After careful review of the record, it cannot be said that the hearing examiner’s legal conclusions were erroneous as a matter of law. Nor can it be said that the hearing examiner’s determination was contrary to the overwhelming weight of the evidence. Therefore, it can be concluded that the hearing examiner properly determined that the offer of light duty employment tendered to Appellee was bona fide.

As a final matter, Appellee contends, as the district court found, that the OAH’s decision is not in accordance with the law because the hearing examiner failed to consider the principles of contract law, specifically the doctrine of “anticipatory repudiation.” However, Appellee’s reliance on that doctrine in this case is misplaced. Anticipatory repudiation concerns a renouncement of a contractual obligation or duty, which necessarily requires the existence of a contract. Here, Appellee did not accept her employer’s offer of light duty employment and, consequently, no contract or contractual obligation was created which could be repudiated. Appellee’s contention of error in this regard is simply without merit.
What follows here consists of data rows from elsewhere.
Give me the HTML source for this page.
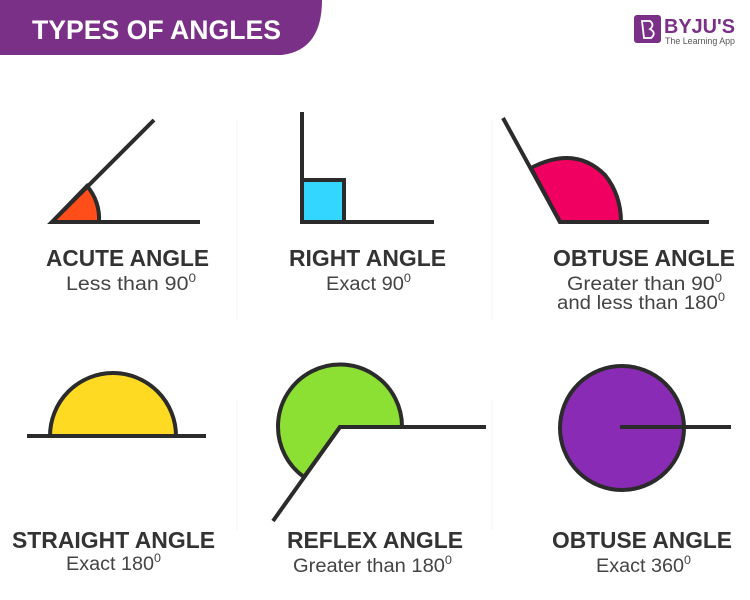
<!DOCTYPE html>
<html><head><meta charset="utf-8"><style>
body{margin:0;background:#fff}
svg{display:block}
text{font-family:"Liberation Sans",Arial,sans-serif}
.t{font-weight:bold;font-size:23px;fill:#333}
.s{font-size:19px;fill:#444}
</style></head><body>
<svg width="750" height="600" viewBox="0 0 750 600" xmlns="http://www.w3.org/2000/svg">
<path d="M0 0 H322 Q322 50 282 55 H0 Z" fill="#7B3088"/>
<text x="32" y="39" font-size="27" font-weight="bold" fill="#fff" textLength="249" lengthAdjust="spacingAndGlyphs">TYPES OF ANGLES</text>
<rect x="634" y="15" width="27" height="28" rx="3" fill="#7B3088"/>
<path d="M642 21 L650 21 Q655 25 650 29 Q657 33 651 38 L644 38 Z" fill="none" stroke="#fff" stroke-width="1.8"/>
<text x="664" y="33" font-size="20" font-weight="bold" fill="#7B3088" textLength="71" lengthAdjust="spacingAndGlyphs">BYJU'S</text>
<text x="665" y="44" font-size="9" fill="#555" textLength="70" lengthAdjust="spacingAndGlyphs">The Learning App</text>
<line x1="237" y1="120" x2="237" y2="320" stroke="#f3f3f3"/>
<line x1="492" y1="120" x2="492" y2="320" stroke="#f3f3f3"/>
<line x1="237" y1="400" x2="237" y2="530" stroke="#f3f3f3"/>
<line x1="492" y1="400" x2="492" y2="530" stroke="#f3f3f3"/>
<g stroke="#2b2b2b" stroke-width="4" stroke-linejoin="miter">
<path d="M52 222 L87 186 A50 50 0 0 1 99 222 Z" fill="#FF4E1A"/>
<polyline points="154,120 52,222 200,222" fill="none"/>
<rect x="302" y="180" width="42" height="42" fill="#33D6FF"/>
<polyline points="302,112 302,222 434,222" fill="none"/>
<path d="M560 222 L531 168 Q575 145 605 175 Q621 195 621 222 Z" fill="#F00060"/>
<polyline points="503,118 560,222 709,222" fill="none"/>
<path d="M50 436 A63 63 0 0 1 176 436 Z" fill="#FFDA22"/>
<line x1="27" y1="436" x2="206" y2="436"/>
<path d="M340 427 L402 427 A62 62 0 1 0 304 477 Z" fill="#8CE033"/>
<polyline points="486,427 340,427 273,521" fill="none"/>
<circle cx="622" cy="428" r="62" fill="#8A2BB5"/>
<line x1="620" y1="427" x2="731" y2="427"/>
</g>
<text class="t" x="46" y="266" textLength="163" lengthAdjust="spacingAndGlyphs">ACUTE ANGLE</text>
<text class="s" x="66" y="290" textLength="130" lengthAdjust="spacingAndGlyphs">Less than 90<tspan font-size="12" dy="-8">0</tspan></text>
<text class="t" x="289" y="266" textLength="157" lengthAdjust="spacingAndGlyphs">RIGHT ANGLE</text>
<text class="s" x="326" y="290" textLength="85" lengthAdjust="spacingAndGlyphs">Exact 90<tspan font-size="12" dy="-8">0</tspan></text>
<text class="t" x="553" y="266" textLength="182" lengthAdjust="spacingAndGlyphs">OBTUSE ANGLE</text>
<text class="s" x="567" y="290" textLength="155" lengthAdjust="spacingAndGlyphs">Greater than 90<tspan font-size="12" dy="-8">0</tspan></text>
<text class="s" x="557" y="309" textLength="168" lengthAdjust="spacingAndGlyphs">and less than 180<tspan font-size="12" dy="-8">0</tspan></text>
<text class="t" x="12" y="548" textLength="203" lengthAdjust="spacingAndGlyphs">STRAIGHT ANGLE</text>
<text class="s" x="66" y="570" textLength="95" lengthAdjust="spacingAndGlyphs">Exact 180<tspan font-size="12" dy="-8">0</tspan></text>
<text class="t" x="287" y="548" textLength="176" lengthAdjust="spacingAndGlyphs">REFLEX ANGLE</text>
<text class="s" x="293" y="572" textLength="159" lengthAdjust="spacingAndGlyphs">Greater than 180<tspan font-size="12" dy="-8">0</tspan></text>
<text class="t" x="552" y="548" textLength="180" lengthAdjust="spacingAndGlyphs">OBTUSE ANGLE</text>
<text class="s" x="596" y="572" textLength="95" lengthAdjust="spacingAndGlyphs">Exact 360<tspan font-size="12" dy="-8">0</tspan></text>
</svg>
</body></html>
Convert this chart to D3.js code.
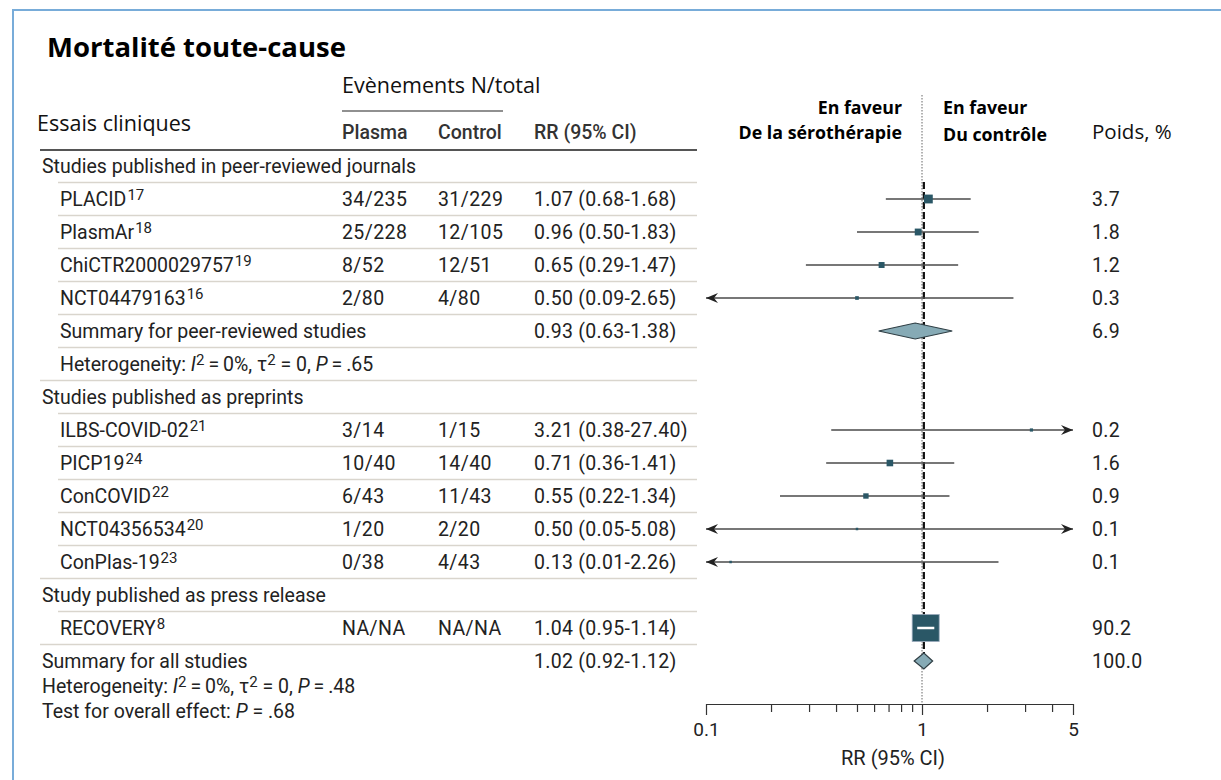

The district court improperly substituted its judgment for that of the hearing examiner when it reversed the OAH decision reducing Appellee’s TTD benefits. The OAH decision was supported by substantial evidence and was not otherwise arbitrary, capricious or contrary to law. Consequently, the matter is reversed and remanded to the district court with directions the case be returned to the OAH for reinstatement of the order reducing Appellee’s TTD benefits.

J. Golden delivered the opinion for the court.